[Plotting code records]
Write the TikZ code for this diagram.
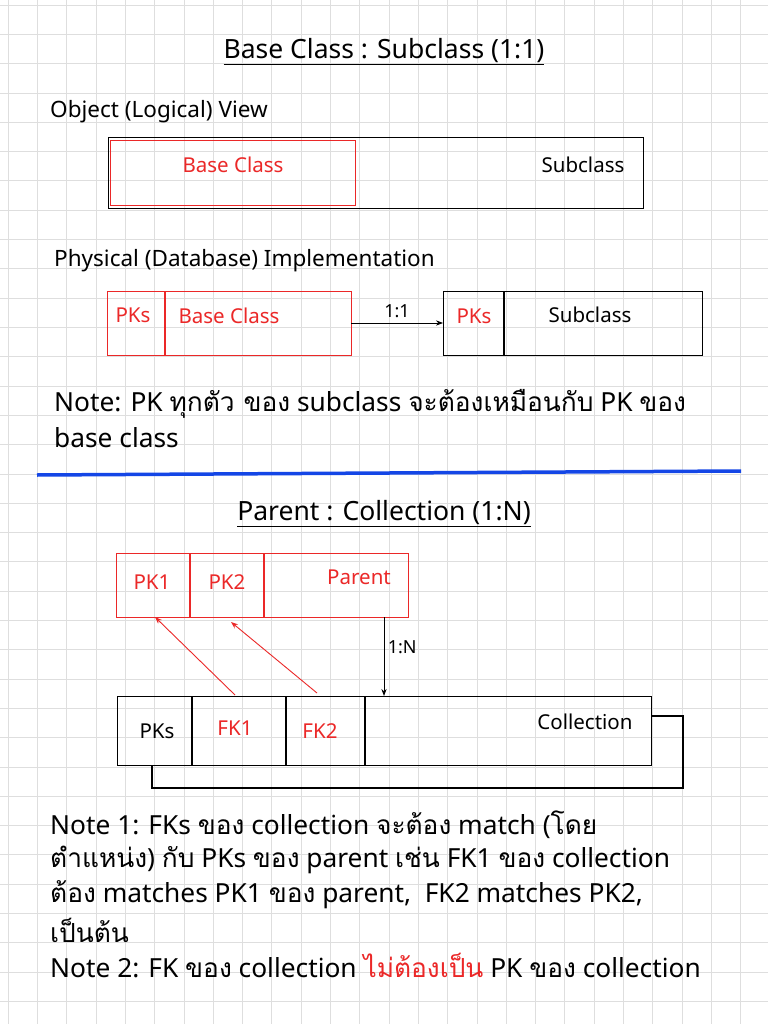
\documentclass[tikz,border=0pt]{standalone}
\usepackage{fontspec}
\setmainfont{Noto Sans}
\IfFontExistsTF{Loma}{\newfontfamily\thfont{Loma}[Script=Thai]}{\newfontfamily\thfont{Noto Sans}}
\newcommand\thx[1]{{\thfont #1}}
\usetikzlibrary{arrows.meta}
\definecolor{rd}{RGB}{235,40,40}
\definecolor{bl}{RGB}{20,70,230}
\begin{document}
\begin{tikzpicture}[x=1pt,y=-1pt,
  box/.style={draw,line width=1.2pt},
  rbox/.style={draw=rd,line width=1.2pt},
  lbl/.style={font=\fontsize{20.5}{23}\selectfont},
  note/.style={font=\fontsize{26.3}{30}\selectfont,anchor=west,inner sep=0},
  arr/.style={-{Stealth[length=7pt]},line width=0.9pt}]
\useasboundingbox (0,0) rectangle (768,1024);
\fill[white] (0,0) rectangle (768,1024);
\foreach \i in {0,...,26} {\draw[black!13,line width=0.6pt] (8+29.3*\i,0) -- (8+29.3*\i,1024);}
\foreach \i in {0,...,35} {\draw[black!13,line width=0.6pt] (0,5+29.3*\i) -- (768,5+29.3*\i);}
% top section
\node (t1) at (384,52) {\fontsize{26.5}{30}\selectfont\underline{Base Class : Subclass (1:1)}};
\node[anchor=west,inner sep=0] (ov) at (50,112) {\fontsize{22.5}{26}\selectfont Object (Logical) View};
\node[box,minimum width=535pt,minimum height=71pt,anchor=north west] (sub) at (108,137) {};
\node[rbox,minimum width=245pt,minimum height=65pt,anchor=north west] (base) at (110,140) {};
\node[lbl,text=rd] (bct) at (233,165) {Base Class};
\node[lbl] (sct) at (583,165) {Subclass};
\node[anchor=west,inner sep=0] (pv) at (54,261) {\fontsize{22.5}{26}\selectfont Physical (Database) Implementation};
\node[rbox,minimum width=244pt,minimum height=64pt,anchor=north west] (pb) at (107,291) {};
\draw[rd,line width=1.2pt] (165,291) -- (165,355);
\node[lbl,text=rd] (pbk) at (133,315) {PKs};
\node[lbl,text=rd] (pbn) at (229,316) {Base Class};
\node[box,minimum width=259pt,minimum height=64pt,anchor=north west] (ps) at (443,291) {};
\draw[line width=1.2pt] (504,291) -- (504,355);
\node[lbl,text=rd] (psk) at (474,316) {PKs};
\node[lbl] (psn) at (590,315) {Subclass};
\coordinate (a1) at (351,323); \coordinate (a2) at (443,323);
\draw[arr] (a1) -- node[above,font=\fontsize{18}{20}\selectfont,yshift=1pt] {1:1} (a2);
\node[note] (n0) at (54,404) {Note: PK \thx{ทุกตัว ของ} subclass \thx{จะต้องเหมือนกับ} PK \thx{ของ}};
\node[note] (n0b) at (54,438) {base class};
\draw[bl,line width=3.5pt] (37,475) -- (741,471);
% bottom section
\node (t2) at (384,514) {\fontsize{26.5}{30}\selectfont\underline{Parent : Collection (1:N)}};
\node[rbox,minimum width=292pt,minimum height=64pt,anchor=north west] (par) at (116,553) {};
\draw[rd,line width=1.2pt] (190,553) -- (190,617) (264,553) -- (264,617);
\node[lbl,text=rd] (pk1) at (152,582) {PK1};
\node[lbl,text=rd] (pk2) at (227,582) {PK2};
\node[lbl,text=rd] (pn) at (359,577) {Parent};
\node[box,minimum width=534pt,minimum height=69pt,anchor=north west] (col) at (117,696) {};
\draw[line width=1.2pt] (192,696) -- (192,765) (286,696) -- (286,765) (365,696) -- (365,765);
\node[lbl] (cpk) at (157,731) {PKs};
\node[lbl,text=rd] (fk1) at (235,728) {FK1};
\node[lbl,text=rd] (fk2) at (320,731) {FK2};
\node[lbl] (cn) at (585,722) {Collection};
\coordinate (b1) at (384,617); \coordinate (b2) at (384,696);
\draw[arr] (b1) -- node[right,font=\fontsize{18}{20}\selectfont,pos=0.38] {1:N} (b2);
\coordinate (r1a) at (235,695); \coordinate (r1b) at (155,617);
\coordinate (r2a) at (317,693); \coordinate (r2b) at (231,622);
\draw[arr,rd] (r1a) -- (r1b);
\draw[arr,rd] (r2a) -- (r2b);
\coordinate (s1) at (651,716); \coordinate (s2) at (152,765);
\draw[line width=1.2pt] (s1) -- (683,716) -- (683,788) -- (152,788) -- (s2);
\node[note] (m1) at (50,825) {Note 1: FKs \thx{ของ} collection \thx{จะต้อง} match (\thx{โดย}};
\node[note] (m2) at (50,860) {\thx{ตำแหน่ง}) \thx{กับ} PKs \thx{ของ} parent \thx{เช่น} FK1 \thx{ของ} collection};
\node[note] (m3) at (50,895) {\thx{ต้อง} matches PK1 \thx{ของ} parent,\ \ FK2 matches PK2,};
\node[note] (m4) at (50,930) {\thx{เป็นต้น}};
\node[note] (m5) at (50,966) {Note 2: FK \thx{ของ} collection \textcolor{rd}{\thx{ไม่ต้องเป็น}} PK \thx{ของ} collection};
\end{tikzpicture}
\end{document}
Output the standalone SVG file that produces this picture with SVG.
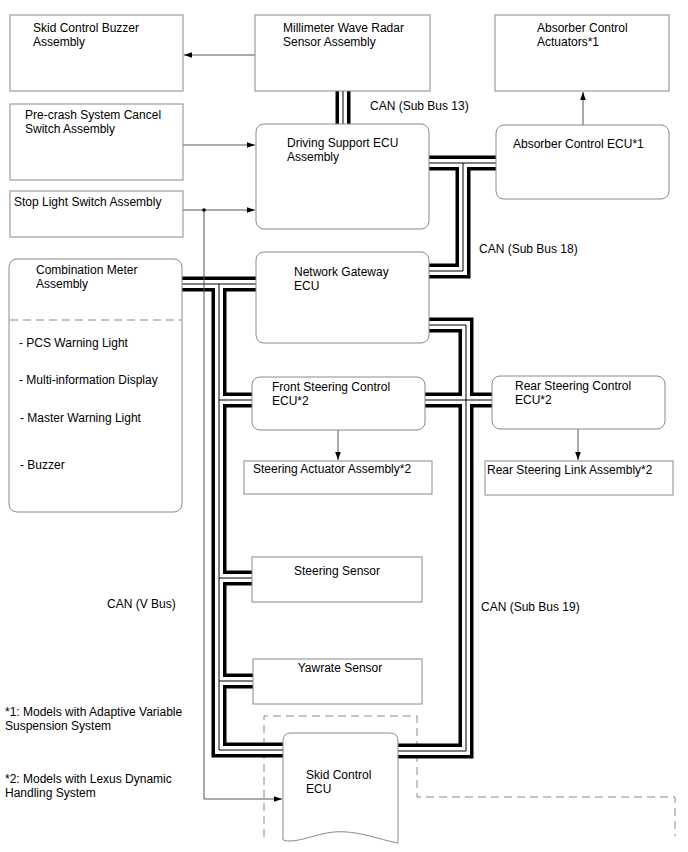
<svg xmlns="http://www.w3.org/2000/svg" xmlns:xlink="http://www.w3.org/1999/xlink" width="688" height="852" viewBox="0 0 688 852">
<style>
text{font-family:"Liberation Sans",Arial,sans-serif;font-size:12px;fill:#000}
.box{fill:#fff;stroke:#8a8a8a;stroke-width:1}
.ln{fill:none;stroke:#555;stroke-width:1}
.dash{fill:none;stroke:#8a8a8a;stroke-width:1;stroke-dasharray:8 5}
.bk{fill:none;stroke:#000;stroke-width:15;stroke-linejoin:miter}
.wh{fill:none;stroke:#fff;stroke-width:8;stroke-linejoin:miter}
.ct{fill:none;stroke:#000;stroke-width:1;stroke-linejoin:miter}
</style>
<defs>
<marker id="arr" viewBox="0 0 10 10" refX="10" refY="5" markerWidth="8" markerHeight="8" markerUnits="userSpaceOnUse" orient="auto"><path d="M0,1.5 L10,5 L0,8.5 z" fill="#000"/></marker>
<path id="b13" d="M343,91 V124"/>
<path id="b18a" d="M429,163 H496"/>
<path id="b18b" d="M463,163 V271 H429"/>
<path id="bv1" d="M182,284 H256"/>
<path id="bv2" d="M219,284 V750 H283"/>
<path id="bv3" d="M219,400 H252"/>
<path id="bv4" d="M219,578 H252"/>
<path id="bv5" d="M219,681 H253"/>
<path id="b19a" d="M429,325 H466 V751 H398"/>
<path id="b19b" d="M425,400 H492"/>
</defs>
<rect width="688" height="852" fill="#fff"/>

<path class="dash" d="M264,837 V716 H417 V797 H675 V836"/>

<g id="connectors">
<g class="bk"><use xlink:href="#b13"/><use xlink:href="#b18a"/><use xlink:href="#b18b"/><use xlink:href="#bv1"/><use xlink:href="#bv2"/><use xlink:href="#bv3"/><use xlink:href="#bv4"/><use xlink:href="#bv5"/><use xlink:href="#b19a"/><use xlink:href="#b19b"/></g>
<g class="wh"><use xlink:href="#b13"/><use xlink:href="#b18a"/><use xlink:href="#b18b"/><use xlink:href="#bv1"/><use xlink:href="#bv2"/><use xlink:href="#bv3"/><use xlink:href="#bv4"/><use xlink:href="#bv5"/><use xlink:href="#b19a"/><use xlink:href="#b19b"/></g>
<g class="ct"><use xlink:href="#b13"/><use xlink:href="#b18a"/><use xlink:href="#b18b"/><use xlink:href="#bv1"/><use xlink:href="#bv2"/><use xlink:href="#bv3"/><use xlink:href="#bv4"/><use xlink:href="#bv5"/><use xlink:href="#b19a"/><use xlink:href="#b19b"/></g>
<path class="ln" d="M255,55 H184" marker-end="url(#arr)"/>
<path class="ln" d="M183,145 H255" marker-end="url(#arr)"/>
<path class="ln" d="M183,210 H255" marker-end="url(#arr)"/>
<path class="ln" d="M204,210 V799 H282" marker-end="url(#arr)"/>
<circle cx="204" cy="210" r="1.8" fill="#000"/>
<path class="ln" d="M583,125 V92" marker-end="url(#arr)"/>
<path class="ln" d="M338,430 V460" marker-end="url(#arr)"/>
<path class="ln" d="M578,429 V460" marker-end="url(#arr)"/>
<text x="370" y="110">CAN (Sub Bus 13)</text>
<text x="479" y="253">CAN (Sub Bus 18)</text>
<text x="481" y="611">CAN (Sub Bus 19)</text>
<text x="107" y="608">CAN (V Bus)</text>
</g>

<g id="skid-buzzer"><rect class="box" x="10" y="15" width="173" height="76"/><text x="33" y="32">Skid Control Buzzer</text><text x="33" y="46">Assembly</text></g>
<g id="radar"><rect class="box" x="255" y="15" width="175" height="76"/><text x="283" y="32">Millimeter Wave Radar</text><text x="283" y="46">Sensor Assembly</text></g>
<g id="absorber-actuators"><rect class="box" x="495" y="15" width="174" height="76"/><text x="537" y="32">Absorber Control</text><text x="537" y="46">Actuators*1</text></g>
<g id="precrash"><rect class="box" x="10" y="104" width="173" height="76"/><text x="25" y="119">Pre-crash System Cancel</text><text x="25" y="133">Switch Assembly</text></g>
<g id="stoplight"><rect class="box" x="10" y="191" width="173" height="46"/><text x="14" y="206">Stop Light Switch Assembly</text></g>
<g id="driving-support"><rect class="box" x="256" y="124" width="173" height="105" rx="8"/><text x="287" y="147">Driving Support ECU</text><text x="287" y="161">Assembly</text></g>
<g id="absorber-ecu"><rect class="box" x="496" y="125" width="173" height="74" rx="8"/><text x="513" y="148">Absorber Control ECU*1</text></g>
<g id="combination-meter"><rect class="box" x="9" y="259" width="173" height="253" rx="8"/><path class="dash" d="M10,320 H182"/><text x="36" y="274">Combination Meter</text><text x="36" y="288">Assembly</text><text x="19" y="347">- PCS Warning Light</text><text x="19" y="384">- Multi-information Display</text><text x="20" y="422">- Master Warning Light</text><text x="20" y="469">- Buzzer</text></g>
<g id="gateway"><rect class="box" x="256" y="252" width="173" height="91" rx="8"/><text x="294" y="276">Network Gateway</text><text x="294" y="290">ECU</text></g>
<g id="front-steering"><rect class="box" x="252" y="377" width="173" height="53" rx="8"/><text x="272" y="391">Front Steering Control</text><text x="272" y="405">ECU*2</text></g>
<g id="rear-steering"><rect class="box" x="492" y="376" width="173" height="53" rx="8"/><text x="515" y="390">Rear Steering Control</text><text x="515" y="404">ECU*2</text></g>
<g id="steering-actuator"><rect class="box" x="244" y="461" width="188" height="33"/><text x="253" y="473">Steering Actuator Assembly*2</text></g>
<g id="rear-link"><rect class="box" x="485" y="461" width="188" height="34"/><text x="487" y="474">Rear Steering Link Assembly*2</text></g>
<g id="steering-sensor"><rect class="box" x="252" y="557" width="170" height="45"/><text x="337" y="575" text-anchor="middle">Steering Sensor</text></g>
<g id="yawrate-sensor"><rect class="box" x="253" y="659" width="169" height="45"/><text x="340" y="672" text-anchor="middle">Yawrate Sensor</text></g>
<g id="skid-ecu"><path class="box" d="M283,741 Q283,733 291,733 H390 Q398,733 398,741 V843 C372,838 350,827 322,834 C303,839 292,843 283,840 Z"/><text x="306" y="779">Skid Control</text><text x="306" y="793">ECU</text></g>

<g id="notes"><text x="5" y="716">*1: Models with Adaptive Variable</text><text x="5" y="730">Suspension System</text><text x="5" y="783">*2: Models with Lexus Dynamic</text><text x="5" y="797">Handling System</text></g>
</svg>
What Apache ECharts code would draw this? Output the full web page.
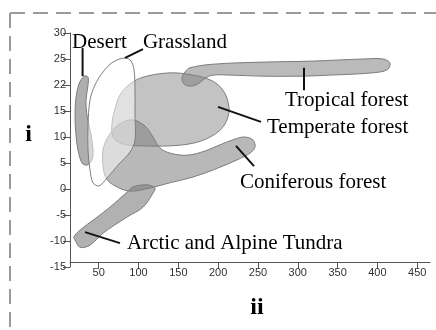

_DIRECTIVE_
Copy out the lines in which the string "Output" appears.

_THE ANSWER_
Output the standalone SVG file that produces this picture with SVG.
What Apache ECharts code would draw this? Output the full web page.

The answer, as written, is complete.